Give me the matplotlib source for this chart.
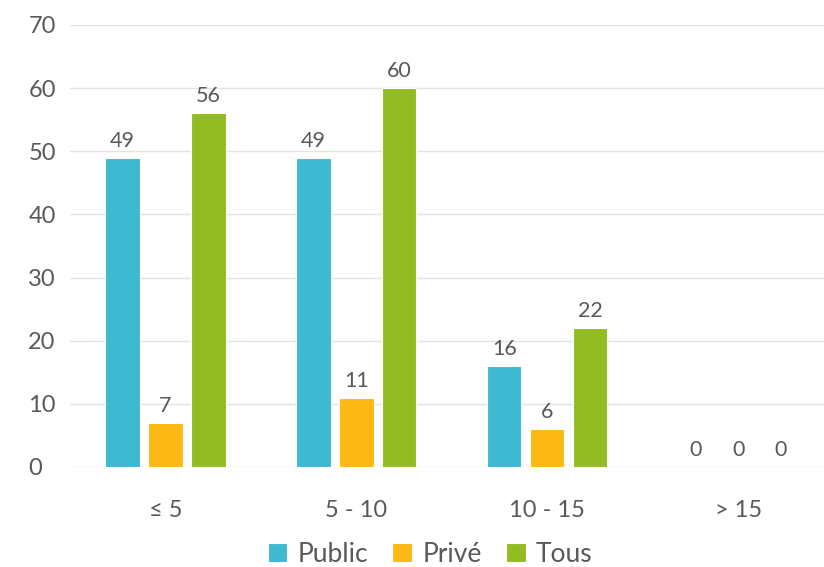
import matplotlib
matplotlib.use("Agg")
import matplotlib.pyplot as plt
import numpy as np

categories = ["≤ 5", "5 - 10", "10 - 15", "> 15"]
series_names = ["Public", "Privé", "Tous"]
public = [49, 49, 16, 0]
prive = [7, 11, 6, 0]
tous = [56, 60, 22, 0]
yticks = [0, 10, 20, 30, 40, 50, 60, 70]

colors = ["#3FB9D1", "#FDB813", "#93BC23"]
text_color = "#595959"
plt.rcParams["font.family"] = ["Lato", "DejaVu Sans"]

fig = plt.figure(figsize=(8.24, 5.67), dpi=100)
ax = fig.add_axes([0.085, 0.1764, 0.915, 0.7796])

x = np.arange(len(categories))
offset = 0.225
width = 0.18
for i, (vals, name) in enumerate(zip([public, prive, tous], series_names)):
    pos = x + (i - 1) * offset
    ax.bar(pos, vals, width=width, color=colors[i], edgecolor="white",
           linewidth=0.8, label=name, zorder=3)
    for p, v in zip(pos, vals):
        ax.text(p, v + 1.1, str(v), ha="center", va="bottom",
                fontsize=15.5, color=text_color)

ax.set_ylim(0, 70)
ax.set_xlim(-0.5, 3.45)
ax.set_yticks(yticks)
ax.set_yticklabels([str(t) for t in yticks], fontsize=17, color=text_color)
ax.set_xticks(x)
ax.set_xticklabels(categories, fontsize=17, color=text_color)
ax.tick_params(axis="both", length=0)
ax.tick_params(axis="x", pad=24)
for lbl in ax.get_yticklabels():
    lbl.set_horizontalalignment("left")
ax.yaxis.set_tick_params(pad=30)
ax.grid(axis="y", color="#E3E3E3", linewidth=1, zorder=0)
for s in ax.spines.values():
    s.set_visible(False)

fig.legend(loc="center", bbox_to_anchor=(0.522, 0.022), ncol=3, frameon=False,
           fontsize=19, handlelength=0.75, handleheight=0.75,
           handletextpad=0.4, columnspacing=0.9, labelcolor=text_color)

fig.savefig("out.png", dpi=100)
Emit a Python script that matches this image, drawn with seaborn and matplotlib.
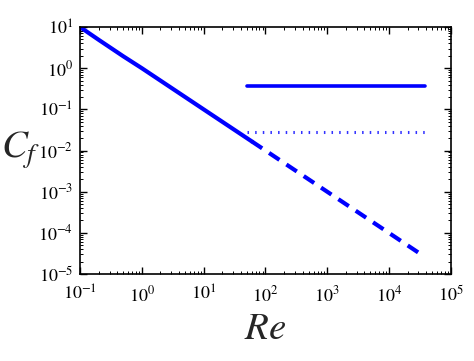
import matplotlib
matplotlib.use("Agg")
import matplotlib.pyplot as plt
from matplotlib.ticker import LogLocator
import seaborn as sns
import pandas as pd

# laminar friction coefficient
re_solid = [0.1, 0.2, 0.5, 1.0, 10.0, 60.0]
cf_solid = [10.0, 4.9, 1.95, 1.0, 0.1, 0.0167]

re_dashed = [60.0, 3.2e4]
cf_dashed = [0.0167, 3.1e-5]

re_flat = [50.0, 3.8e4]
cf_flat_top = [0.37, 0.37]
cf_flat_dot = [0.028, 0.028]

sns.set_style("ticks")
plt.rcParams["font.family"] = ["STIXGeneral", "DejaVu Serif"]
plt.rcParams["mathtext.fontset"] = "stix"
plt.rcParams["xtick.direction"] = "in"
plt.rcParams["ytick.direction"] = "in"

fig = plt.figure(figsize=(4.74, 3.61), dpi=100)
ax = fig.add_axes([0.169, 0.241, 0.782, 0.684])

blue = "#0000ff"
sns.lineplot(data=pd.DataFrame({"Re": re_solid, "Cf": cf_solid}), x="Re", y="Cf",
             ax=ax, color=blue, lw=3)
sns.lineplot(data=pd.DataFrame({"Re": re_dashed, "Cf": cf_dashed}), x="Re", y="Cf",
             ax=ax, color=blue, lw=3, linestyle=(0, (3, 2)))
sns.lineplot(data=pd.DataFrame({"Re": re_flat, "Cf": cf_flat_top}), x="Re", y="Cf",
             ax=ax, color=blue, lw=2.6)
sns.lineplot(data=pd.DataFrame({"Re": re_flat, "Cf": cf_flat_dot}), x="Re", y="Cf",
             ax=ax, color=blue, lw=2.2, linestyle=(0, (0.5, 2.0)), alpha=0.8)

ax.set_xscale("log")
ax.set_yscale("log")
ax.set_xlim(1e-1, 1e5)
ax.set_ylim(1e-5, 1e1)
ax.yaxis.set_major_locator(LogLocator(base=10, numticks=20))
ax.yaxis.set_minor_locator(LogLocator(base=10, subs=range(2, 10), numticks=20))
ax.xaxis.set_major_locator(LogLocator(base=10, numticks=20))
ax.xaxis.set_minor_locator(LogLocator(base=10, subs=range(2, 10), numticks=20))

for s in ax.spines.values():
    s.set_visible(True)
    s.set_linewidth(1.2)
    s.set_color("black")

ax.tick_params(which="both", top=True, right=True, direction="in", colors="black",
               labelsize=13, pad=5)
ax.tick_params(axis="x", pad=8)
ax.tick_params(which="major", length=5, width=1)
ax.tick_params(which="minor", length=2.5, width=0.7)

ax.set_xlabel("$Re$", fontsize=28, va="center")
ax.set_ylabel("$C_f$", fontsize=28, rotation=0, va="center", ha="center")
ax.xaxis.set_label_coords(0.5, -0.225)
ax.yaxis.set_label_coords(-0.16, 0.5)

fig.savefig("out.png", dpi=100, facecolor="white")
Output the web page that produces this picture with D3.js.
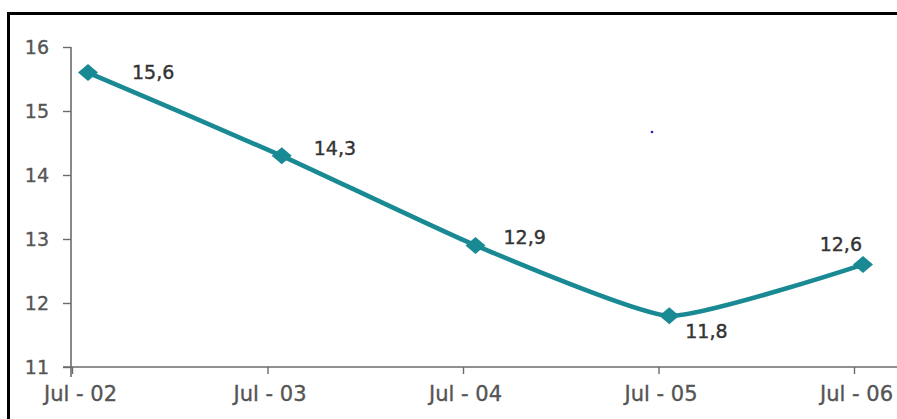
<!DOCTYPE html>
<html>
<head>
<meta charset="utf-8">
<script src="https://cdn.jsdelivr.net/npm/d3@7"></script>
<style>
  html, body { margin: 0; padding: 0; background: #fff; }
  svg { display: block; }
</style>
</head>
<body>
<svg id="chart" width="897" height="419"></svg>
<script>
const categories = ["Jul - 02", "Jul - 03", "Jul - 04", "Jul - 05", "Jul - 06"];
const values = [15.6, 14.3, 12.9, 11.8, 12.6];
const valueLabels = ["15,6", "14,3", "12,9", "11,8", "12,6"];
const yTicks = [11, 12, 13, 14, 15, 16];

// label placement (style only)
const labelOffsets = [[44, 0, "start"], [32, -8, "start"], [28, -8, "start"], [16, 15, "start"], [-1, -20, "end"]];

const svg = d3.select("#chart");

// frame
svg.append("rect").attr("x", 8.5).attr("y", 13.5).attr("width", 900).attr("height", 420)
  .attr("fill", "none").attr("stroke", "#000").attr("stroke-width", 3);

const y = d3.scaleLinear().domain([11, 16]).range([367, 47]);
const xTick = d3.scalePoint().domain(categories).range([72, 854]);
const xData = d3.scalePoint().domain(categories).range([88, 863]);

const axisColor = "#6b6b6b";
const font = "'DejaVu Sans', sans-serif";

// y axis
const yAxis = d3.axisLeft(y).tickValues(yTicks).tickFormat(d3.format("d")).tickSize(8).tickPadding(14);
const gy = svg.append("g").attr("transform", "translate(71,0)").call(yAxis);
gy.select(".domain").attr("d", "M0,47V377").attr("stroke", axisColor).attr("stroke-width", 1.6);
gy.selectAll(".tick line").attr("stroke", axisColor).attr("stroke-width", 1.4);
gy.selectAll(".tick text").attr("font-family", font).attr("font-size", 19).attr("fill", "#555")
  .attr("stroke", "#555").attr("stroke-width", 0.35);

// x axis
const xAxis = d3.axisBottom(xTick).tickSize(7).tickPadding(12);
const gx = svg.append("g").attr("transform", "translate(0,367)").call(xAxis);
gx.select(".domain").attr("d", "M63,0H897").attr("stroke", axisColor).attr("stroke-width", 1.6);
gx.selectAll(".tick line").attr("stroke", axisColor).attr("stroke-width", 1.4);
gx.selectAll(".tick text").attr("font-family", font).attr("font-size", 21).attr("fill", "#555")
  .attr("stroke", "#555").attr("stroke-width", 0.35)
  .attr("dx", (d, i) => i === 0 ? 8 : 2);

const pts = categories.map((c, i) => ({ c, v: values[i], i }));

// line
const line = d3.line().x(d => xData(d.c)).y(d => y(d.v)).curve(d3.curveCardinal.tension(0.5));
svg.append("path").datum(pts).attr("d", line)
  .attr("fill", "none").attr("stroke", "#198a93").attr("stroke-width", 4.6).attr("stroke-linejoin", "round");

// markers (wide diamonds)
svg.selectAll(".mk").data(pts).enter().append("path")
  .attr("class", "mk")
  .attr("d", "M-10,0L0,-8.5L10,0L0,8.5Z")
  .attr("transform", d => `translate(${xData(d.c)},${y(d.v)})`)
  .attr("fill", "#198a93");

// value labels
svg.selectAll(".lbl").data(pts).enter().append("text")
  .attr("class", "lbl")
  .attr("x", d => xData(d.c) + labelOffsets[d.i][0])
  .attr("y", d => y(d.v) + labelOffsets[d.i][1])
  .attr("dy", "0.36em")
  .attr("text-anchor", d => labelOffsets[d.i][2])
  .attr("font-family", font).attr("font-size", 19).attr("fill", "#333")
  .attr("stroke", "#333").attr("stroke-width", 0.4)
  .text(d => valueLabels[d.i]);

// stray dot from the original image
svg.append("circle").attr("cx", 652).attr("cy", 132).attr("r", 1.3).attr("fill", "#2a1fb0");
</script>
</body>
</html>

━━━━━━━━━━

Look at the listing and set down only the lines from its start through the line with "yticks = [0, 10, 20, 30, 40, 50, 60, 70]", word for word and without pictures.

Give me the matplotlib source for this chart.
import matplotlib
matplotlib.use("Agg")
import matplotlib.pyplot as plt
import numpy as np

categories = ["≤ 5", "5 - 10", "10 - 15", "> 15"]
series_names = ["Public", "Privé", "Tous"]
public = [49, 49, 16, 0]
prive = [7, 11, 6, 0]
tous = [56, 60, 22, 0]
yticks = [0, 10, 20, 30, 40, 50, 60, 70]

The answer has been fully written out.